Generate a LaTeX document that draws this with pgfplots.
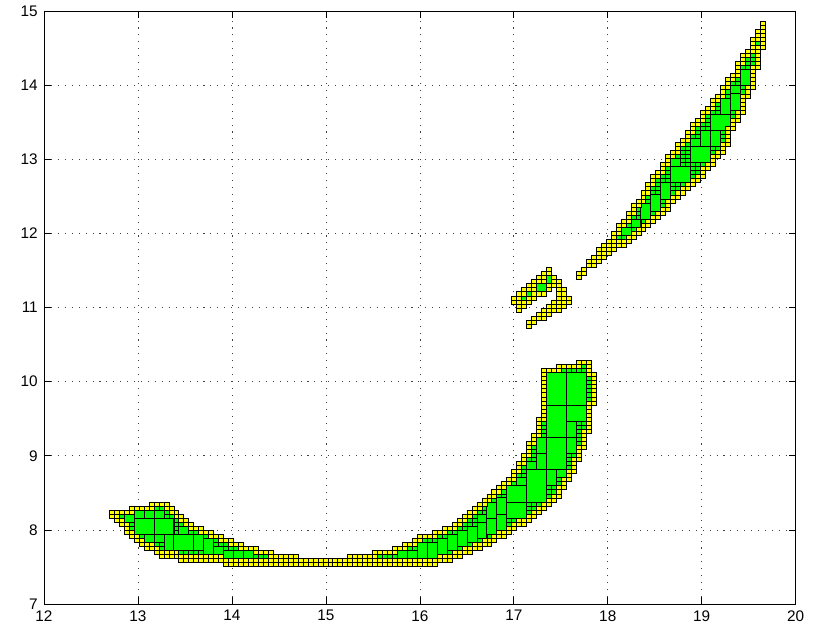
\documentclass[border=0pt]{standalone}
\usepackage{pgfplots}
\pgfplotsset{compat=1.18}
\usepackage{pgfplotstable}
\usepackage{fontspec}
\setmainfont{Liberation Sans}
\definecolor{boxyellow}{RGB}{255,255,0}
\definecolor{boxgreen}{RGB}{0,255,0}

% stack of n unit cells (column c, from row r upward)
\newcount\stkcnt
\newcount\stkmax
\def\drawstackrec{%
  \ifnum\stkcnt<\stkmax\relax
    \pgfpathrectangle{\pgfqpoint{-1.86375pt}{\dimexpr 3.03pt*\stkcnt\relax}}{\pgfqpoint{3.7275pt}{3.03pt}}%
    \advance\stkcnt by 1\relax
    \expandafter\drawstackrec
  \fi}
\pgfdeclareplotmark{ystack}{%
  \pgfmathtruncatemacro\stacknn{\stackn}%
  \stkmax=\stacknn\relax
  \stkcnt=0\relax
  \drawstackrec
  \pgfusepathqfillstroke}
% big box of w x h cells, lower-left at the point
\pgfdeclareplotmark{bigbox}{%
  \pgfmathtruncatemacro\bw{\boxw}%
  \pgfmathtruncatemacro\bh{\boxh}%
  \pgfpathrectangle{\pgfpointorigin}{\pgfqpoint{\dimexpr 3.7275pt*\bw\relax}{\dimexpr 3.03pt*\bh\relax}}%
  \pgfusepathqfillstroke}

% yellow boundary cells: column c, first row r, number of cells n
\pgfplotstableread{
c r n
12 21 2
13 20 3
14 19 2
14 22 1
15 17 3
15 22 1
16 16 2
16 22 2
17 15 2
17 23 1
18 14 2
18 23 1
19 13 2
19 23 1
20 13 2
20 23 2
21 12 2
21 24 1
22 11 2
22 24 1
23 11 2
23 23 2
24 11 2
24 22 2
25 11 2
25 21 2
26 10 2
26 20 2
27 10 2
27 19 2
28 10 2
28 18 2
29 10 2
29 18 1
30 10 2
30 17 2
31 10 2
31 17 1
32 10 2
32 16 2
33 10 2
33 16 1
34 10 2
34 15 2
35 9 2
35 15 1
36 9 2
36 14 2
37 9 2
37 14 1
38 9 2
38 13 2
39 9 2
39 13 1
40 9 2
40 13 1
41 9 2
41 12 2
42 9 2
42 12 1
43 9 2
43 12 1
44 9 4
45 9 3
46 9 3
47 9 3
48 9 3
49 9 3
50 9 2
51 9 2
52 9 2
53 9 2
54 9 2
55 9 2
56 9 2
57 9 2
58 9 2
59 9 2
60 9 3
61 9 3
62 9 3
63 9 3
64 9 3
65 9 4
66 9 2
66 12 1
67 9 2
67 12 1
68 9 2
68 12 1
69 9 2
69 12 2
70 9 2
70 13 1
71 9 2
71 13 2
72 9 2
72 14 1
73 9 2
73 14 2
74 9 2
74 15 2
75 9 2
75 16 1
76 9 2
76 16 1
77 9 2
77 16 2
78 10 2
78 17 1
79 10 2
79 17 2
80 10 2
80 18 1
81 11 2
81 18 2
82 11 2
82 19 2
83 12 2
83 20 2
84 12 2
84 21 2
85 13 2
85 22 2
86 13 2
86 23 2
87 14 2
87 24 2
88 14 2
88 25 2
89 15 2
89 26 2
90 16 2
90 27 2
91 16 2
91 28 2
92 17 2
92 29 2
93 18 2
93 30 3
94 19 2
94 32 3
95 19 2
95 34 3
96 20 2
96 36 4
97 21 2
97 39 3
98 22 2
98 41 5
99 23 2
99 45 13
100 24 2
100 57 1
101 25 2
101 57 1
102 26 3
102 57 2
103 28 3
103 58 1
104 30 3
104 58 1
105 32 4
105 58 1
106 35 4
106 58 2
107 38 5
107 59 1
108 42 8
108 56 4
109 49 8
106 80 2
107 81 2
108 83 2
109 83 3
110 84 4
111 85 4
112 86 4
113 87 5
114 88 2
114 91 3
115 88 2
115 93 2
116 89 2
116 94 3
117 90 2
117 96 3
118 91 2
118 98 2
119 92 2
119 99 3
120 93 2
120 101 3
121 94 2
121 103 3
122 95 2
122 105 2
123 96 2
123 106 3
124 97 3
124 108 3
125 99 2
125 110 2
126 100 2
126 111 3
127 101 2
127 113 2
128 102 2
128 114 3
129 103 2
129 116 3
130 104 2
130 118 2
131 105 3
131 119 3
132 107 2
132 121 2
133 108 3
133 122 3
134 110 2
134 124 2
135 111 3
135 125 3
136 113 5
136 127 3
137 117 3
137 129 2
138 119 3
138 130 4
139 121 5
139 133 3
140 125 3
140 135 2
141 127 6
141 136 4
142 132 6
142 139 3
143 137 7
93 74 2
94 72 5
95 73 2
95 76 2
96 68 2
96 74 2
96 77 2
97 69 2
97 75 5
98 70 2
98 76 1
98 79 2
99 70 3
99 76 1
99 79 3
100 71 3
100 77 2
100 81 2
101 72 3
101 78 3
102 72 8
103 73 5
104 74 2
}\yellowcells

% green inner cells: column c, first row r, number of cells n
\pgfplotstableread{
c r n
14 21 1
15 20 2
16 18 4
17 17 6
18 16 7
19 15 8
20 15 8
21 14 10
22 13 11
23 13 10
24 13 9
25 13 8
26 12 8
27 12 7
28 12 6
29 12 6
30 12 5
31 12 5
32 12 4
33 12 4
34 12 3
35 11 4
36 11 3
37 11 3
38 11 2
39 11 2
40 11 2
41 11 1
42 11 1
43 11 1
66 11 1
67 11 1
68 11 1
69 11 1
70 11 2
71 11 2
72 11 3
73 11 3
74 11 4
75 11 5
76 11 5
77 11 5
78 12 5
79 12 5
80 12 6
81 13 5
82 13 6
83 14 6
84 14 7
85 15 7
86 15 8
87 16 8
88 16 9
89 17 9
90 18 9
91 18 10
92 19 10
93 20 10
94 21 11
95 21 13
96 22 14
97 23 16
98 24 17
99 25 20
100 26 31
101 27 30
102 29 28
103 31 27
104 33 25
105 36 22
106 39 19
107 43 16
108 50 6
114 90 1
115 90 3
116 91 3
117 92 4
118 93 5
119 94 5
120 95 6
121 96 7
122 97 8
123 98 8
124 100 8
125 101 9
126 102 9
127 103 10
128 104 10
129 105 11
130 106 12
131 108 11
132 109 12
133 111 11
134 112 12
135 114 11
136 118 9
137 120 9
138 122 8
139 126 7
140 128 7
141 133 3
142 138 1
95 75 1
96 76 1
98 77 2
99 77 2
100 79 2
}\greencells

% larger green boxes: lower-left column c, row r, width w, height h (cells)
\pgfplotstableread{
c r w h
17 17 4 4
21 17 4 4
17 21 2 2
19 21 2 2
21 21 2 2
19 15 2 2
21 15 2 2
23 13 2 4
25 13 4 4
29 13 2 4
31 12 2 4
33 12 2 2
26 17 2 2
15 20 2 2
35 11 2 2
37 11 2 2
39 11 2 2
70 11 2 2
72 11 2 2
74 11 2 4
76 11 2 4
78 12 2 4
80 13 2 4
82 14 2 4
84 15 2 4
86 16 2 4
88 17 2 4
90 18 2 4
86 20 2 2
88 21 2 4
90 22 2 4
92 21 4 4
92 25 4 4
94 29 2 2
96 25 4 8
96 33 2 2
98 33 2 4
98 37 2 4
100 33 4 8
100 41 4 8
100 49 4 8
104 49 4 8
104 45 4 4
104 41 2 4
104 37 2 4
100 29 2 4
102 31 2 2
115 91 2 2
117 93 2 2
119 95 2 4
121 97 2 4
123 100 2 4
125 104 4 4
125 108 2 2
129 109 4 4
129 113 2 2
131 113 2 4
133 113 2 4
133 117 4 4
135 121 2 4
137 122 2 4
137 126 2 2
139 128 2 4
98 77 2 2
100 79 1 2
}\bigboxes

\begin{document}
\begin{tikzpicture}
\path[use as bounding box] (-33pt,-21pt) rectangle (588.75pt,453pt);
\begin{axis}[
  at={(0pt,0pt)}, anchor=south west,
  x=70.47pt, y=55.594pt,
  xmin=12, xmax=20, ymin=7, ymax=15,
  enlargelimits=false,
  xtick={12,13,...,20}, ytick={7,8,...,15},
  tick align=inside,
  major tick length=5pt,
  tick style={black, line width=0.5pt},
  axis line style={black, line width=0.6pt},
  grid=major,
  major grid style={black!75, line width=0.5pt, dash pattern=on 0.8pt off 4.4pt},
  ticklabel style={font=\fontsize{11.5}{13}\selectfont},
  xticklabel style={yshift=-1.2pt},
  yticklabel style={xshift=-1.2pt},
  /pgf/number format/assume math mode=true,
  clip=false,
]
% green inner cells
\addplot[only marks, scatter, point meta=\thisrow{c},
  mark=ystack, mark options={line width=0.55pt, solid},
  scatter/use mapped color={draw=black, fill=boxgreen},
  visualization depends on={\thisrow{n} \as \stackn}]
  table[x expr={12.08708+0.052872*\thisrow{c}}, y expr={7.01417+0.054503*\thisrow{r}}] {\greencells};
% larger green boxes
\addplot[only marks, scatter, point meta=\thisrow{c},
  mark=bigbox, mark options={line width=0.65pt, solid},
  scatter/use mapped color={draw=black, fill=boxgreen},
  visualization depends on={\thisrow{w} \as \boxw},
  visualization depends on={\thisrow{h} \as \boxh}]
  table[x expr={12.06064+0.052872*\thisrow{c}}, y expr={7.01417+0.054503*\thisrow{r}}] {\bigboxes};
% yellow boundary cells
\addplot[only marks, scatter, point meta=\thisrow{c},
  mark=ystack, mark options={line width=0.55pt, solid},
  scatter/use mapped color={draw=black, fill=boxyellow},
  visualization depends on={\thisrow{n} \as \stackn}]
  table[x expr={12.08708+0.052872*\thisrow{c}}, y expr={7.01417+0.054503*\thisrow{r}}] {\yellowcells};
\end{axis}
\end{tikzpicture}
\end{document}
..............................
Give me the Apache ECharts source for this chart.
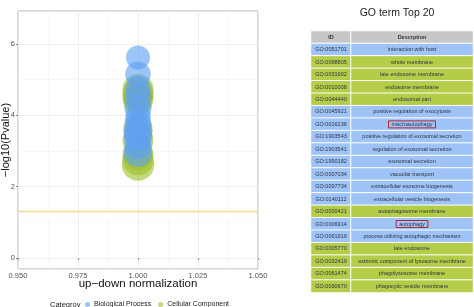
..............................
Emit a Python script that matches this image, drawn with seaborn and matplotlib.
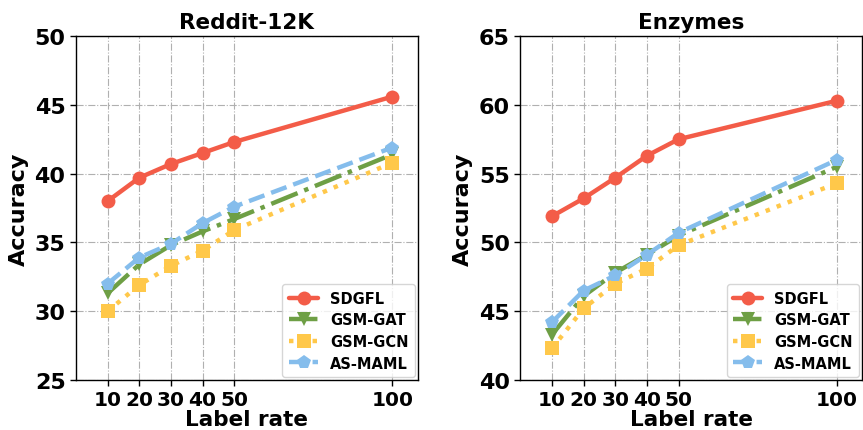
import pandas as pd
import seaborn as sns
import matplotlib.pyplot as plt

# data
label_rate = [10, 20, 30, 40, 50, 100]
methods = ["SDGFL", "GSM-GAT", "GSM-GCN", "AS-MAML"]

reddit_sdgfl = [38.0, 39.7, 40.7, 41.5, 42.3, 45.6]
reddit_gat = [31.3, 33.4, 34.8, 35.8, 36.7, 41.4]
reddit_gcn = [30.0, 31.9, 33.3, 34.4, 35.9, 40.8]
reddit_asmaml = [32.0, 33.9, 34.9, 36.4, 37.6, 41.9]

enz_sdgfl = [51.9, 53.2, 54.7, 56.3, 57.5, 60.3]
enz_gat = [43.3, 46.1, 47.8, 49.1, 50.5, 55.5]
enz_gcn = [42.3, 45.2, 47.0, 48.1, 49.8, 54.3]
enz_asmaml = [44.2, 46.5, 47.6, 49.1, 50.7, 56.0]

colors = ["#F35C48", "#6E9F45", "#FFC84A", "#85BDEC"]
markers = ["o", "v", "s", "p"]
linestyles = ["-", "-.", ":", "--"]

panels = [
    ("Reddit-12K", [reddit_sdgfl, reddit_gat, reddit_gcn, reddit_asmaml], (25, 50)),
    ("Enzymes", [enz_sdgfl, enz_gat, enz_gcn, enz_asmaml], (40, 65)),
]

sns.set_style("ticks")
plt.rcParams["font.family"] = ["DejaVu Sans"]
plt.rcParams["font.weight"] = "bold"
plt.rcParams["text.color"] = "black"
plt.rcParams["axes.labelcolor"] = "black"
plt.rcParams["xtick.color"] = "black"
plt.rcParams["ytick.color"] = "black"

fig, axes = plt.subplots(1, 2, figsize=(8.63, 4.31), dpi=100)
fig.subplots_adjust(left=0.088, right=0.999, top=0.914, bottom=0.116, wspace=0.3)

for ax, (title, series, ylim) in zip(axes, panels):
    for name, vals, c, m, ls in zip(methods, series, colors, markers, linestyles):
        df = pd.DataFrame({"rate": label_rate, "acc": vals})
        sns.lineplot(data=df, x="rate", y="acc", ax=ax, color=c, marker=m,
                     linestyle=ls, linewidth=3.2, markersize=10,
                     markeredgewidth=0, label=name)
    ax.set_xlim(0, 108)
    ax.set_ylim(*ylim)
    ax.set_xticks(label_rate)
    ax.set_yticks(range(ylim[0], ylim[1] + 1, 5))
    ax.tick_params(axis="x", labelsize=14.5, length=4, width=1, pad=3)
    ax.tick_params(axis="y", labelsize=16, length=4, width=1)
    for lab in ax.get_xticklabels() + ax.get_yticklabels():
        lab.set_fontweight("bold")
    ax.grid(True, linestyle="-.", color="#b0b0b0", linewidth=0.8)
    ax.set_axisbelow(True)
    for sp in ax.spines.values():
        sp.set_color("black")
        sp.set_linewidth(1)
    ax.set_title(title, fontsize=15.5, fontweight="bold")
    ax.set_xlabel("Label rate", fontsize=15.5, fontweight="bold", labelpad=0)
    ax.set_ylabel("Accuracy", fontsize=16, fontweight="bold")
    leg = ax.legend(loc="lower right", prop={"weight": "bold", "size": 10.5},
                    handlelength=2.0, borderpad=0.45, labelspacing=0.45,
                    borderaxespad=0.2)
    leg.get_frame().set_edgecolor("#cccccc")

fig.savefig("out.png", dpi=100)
..............................
[WHAT IS NEEDED]
Above are the records. Copy word for word only their lines from the one holding "Emit a Python" through the one holding "top=0.914, bottom=0.116, wspace=0.3)", both included, and skip the images.

[RESULT OF THIS TASK]
Emit a Python script that matches this image, drawn with seaborn and matplotlib.
import pandas as pd
import seaborn as sns
import matplotlib.pyplot as plt

# data
label_rate = [10, 20, 30, 40, 50, 100]
methods = ["SDGFL", "GSM-GAT", "GSM-GCN", "AS-MAML"]

reddit_sdgfl = [38.0, 39.7, 40.7, 41.5, 42.3, 45.6]
reddit_gat = [31.3, 33.4, 34.8, 35.8, 36.7, 41.4]
reddit_gcn = [30.0, 31.9, 33.3, 34.4, 35.9, 40.8]
reddit_asmaml = [32.0, 33.9, 34.9, 36.4, 37.6, 41.9]

enz_sdgfl = [51.9, 53.2, 54.7, 56.3, 57.5, 60.3]
enz_gat = [43.3, 46.1, 47.8, 49.1, 50.5, 55.5]
enz_gcn = [42.3, 45.2, 47.0, 48.1, 49.8, 54.3]
enz_asmaml = [44.2, 46.5, 47.6, 49.1, 50.7, 56.0]

colors = ["#F35C48", "#6E9F45", "#FFC84A", "#85BDEC"]
markers = ["o", "v", "s", "p"]
linestyles = ["-", "-.", ":", "--"]

panels = [
    ("Reddit-12K", [reddit_sdgfl, reddit_gat, reddit_gcn, reddit_asmaml], (25, 50)),
    ("Enzymes", [enz_sdgfl, enz_gat, enz_gcn, enz_asmaml], (40, 65)),
]

sns.set_style("ticks")
plt.rcParams["font.family"] = ["DejaVu Sans"]
plt.rcParams["font.weight"] = "bold"
plt.rcParams["text.color"] = "black"
plt.rcParams["axes.labelcolor"] = "black"
plt.rcParams["xtick.color"] = "black"
plt.rcParams["ytick.color"] = "black"

fig, axes = plt.subplots(1, 2, figsize=(8.63, 4.31), dpi=100)
fig.subplots_adjust(left=0.088, right=0.999, top=0.914, bottom=0.116, wspace=0.3)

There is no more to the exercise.